From the newest Irani joint at the start of our journey we decided to end at one of the oldest. Kayani & Co in Dhobitalao was founded in 1904 and has been running ever since. A popular haunt amongst the young and old alike, I had to pop in for a quick bun-maska. The ambience is truly what gives this place its charm. Checked tablecloths and wooden chairs, high ceilings and mirrors on the walls; it doesn’t get more Irani than this.
After wandering around the streets of Fort, Vikrant suggested we get down to the business of dinner. There is no shortage of Parsi joints in the area, but he insisted we go to a place he had heard a lot about called Jimmy Boy. Hopping back in to the Terrano, we zipped to Horniman Circle where I settled for berry pilaf – a Persian rice dish with meat and a generous dose of the tart zereshk berries – while Vikrant ate some plants again. The cherry on the cake, however, was Pallonji’s raspberry soda, a staple of my childhood, which has all but disappeared from shops today. Today you will only find it at Parsi weddings and functions and the odd Irani joint, which is such a shame.

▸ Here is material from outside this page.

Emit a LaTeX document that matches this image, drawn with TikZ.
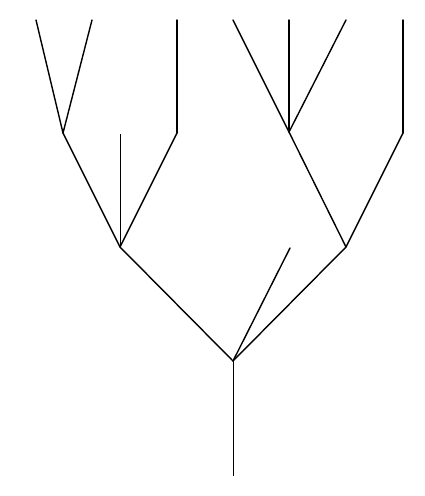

And finally we had one more place to go for ice cream – K Rustom’s. Started in 1953, this place serves some of the most interesting ice cream in Mumbai. They don’t give you the option of a cup or cone; instead they give you a brick of ice cream sandwiched between two thin wafers. And apart from the regular options of chocolate, vanilla and fruit flavours, they have some interesting flavours like paan! Now, before you get the impression that I have an insatiable pit for a stomach, let me tell you I was finally satisfied. It was a weekend well spent, not only did I have my fill of brilliant food, but I also got to reconnect with my Parsi side. And mom, if you are reading this, you should know that your dhansak and akuri is still the best.